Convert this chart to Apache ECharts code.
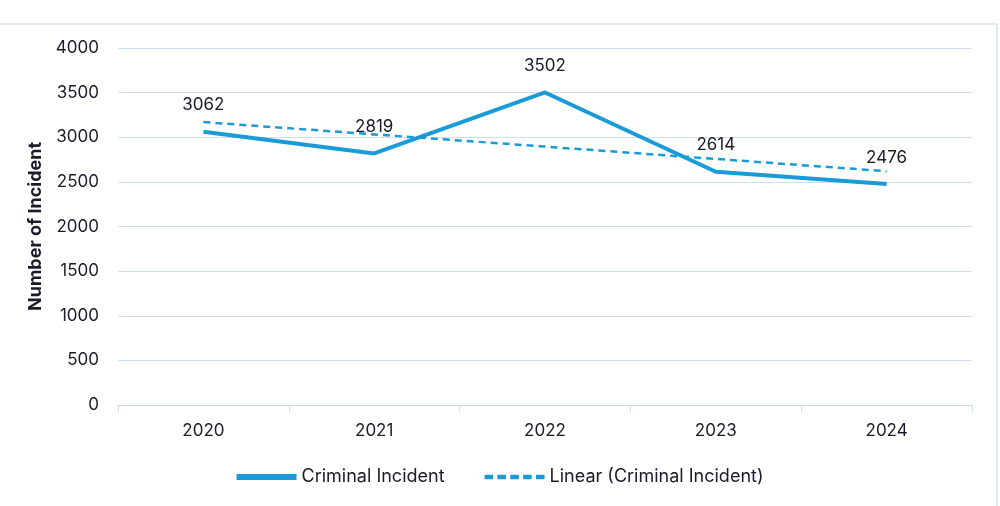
<!DOCTYPE html>
<html><head><meta charset="utf-8">
<script src="https://cdn.jsdelivr.net/npm/echarts@6/dist/echarts.min.js"></script>
<style>html,body{margin:0;padding:0;background:#fff}#c{width:1000px;height:506px}</style>
</head><body><div id="c"></div>
<script>
const years = ['2020','2021','2022','2023','2024'];
const incidents = [3062, 2819, 3502, 2614, 2476];
const trend = [3170, 3032, 2895, 2757, 2619];
const yTicks = [0, 500, 1000, 1500, 2000, 2500, 3000, 3500, 4000];

const chart = echarts.init(document.getElementById('c'));
const blue = '#1a9ad6';
const txt = '#1b1b2b';
const font = 'Inter, "Open Sans", sans-serif';
chart.setOption({
  animation: false,
  textStyle: {fontFamily: font},
  graphic: [{type:'rect', shape:{x:-2, y:24, width:999, height:500}, style:{fill:'none', stroke:'#d6e3f0', lineWidth:1.5}, silent:true}],
  grid: {left:118, right:28, top:48, bottom:101},
  legend: {
    bottom: 15, left: 'center', itemWidth: 60, itemHeight: 12, itemGap: 40,
    textStyle: {fontSize: 18, color: txt, fontFamily: font},
    data: [
      {name:'Criminal Incident', icon:'path://M0,0 L60,0 L60,6 L0,6 Z', itemStyle:{color: blue, opacity: 1}},
      {name:'Linear (Criminal Incident)', icon:'path://M0,0h8v4h-8z M12,0h8v4h-8z M24,0h8v4h-8z M36,0h8v4h-8z M48,0h8v4h-8z', itemStyle:{color: blue}}
    ]
  },
  xAxis: {
    type: 'category', data: years, boundaryGap: true,
    axisLine: {lineStyle: {color:'#c9d9ea', width:1}},
    axisTick: {show:true, length:6, lineStyle:{color:'#c9d9ea'}},
    axisLabel: {fontSize: 17, color: txt, margin: 17, fontFamily: font}
  },
  yAxis: {
    type: 'value', min: yTicks[0], max: yTicks[yTicks.length-1], interval: 500,
    name: 'Number of Incident', nameLocation: 'middle', nameGap: 72,
    nameTextStyle: {fontSize: 18, fontWeight: 'bold', color: txt, fontFamily: font},
    axisLine: {show:false}, axisTick: {show:false},
    axisLabel: {fontSize: 17, color: txt, margin: 19, fontFamily: font, formatter: v => String(v)},
    splitLine: {lineStyle: {color:'#cfdff0', width:1}}
  },
  series: [
    {
      name: 'Criminal Incident', type: 'line', data: incidents,
      symbol: 'circle', symbolSize: 2, showSymbol: true,
      lineStyle: {color: blue, width: 4}, itemStyle: {color: 'rgba(0,0,0,0)', borderWidth: 0},
      label: {show: true, position: 'top', distance: 17, fontSize: 17, color: txt, fontFamily: font},
      z: 3
    },
    {
      name: 'Linear (Criminal Incident)', type: 'line', data: trend, symbol: 'none',
      lineStyle: {color: blue, width: 2.5, type: [7, 5]}, itemStyle: {color: blue},
      z: 2
    }
  ]
});
</script></body></html>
++++
- _YOUR OBJECTIVE_:
Write out an exact copy of the listing, first line through the line containing "3000, 3500, 4000];", with the pictures left out.

- _SOLUTION BELOW_:
Convert this chart to Apache ECharts code.
<!DOCTYPE html>
<html><head><meta charset="utf-8">
<script src="https://cdn.jsdelivr.net/npm/echarts@6/dist/echarts.min.js"></script>
<style>html,body{margin:0;padding:0;background:#fff}#c{width:1000px;height:506px}</style>
</head><body><div id="c"></div>
<script>
const years = ['2020','2021','2022','2023','2024'];
const incidents = [3062, 2819, 3502, 2614, 2476];
const trend = [3170, 3032, 2895, 2757, 2619];
const yTicks = [0, 500, 1000, 1500, 2000, 2500, 3000, 3500, 4000];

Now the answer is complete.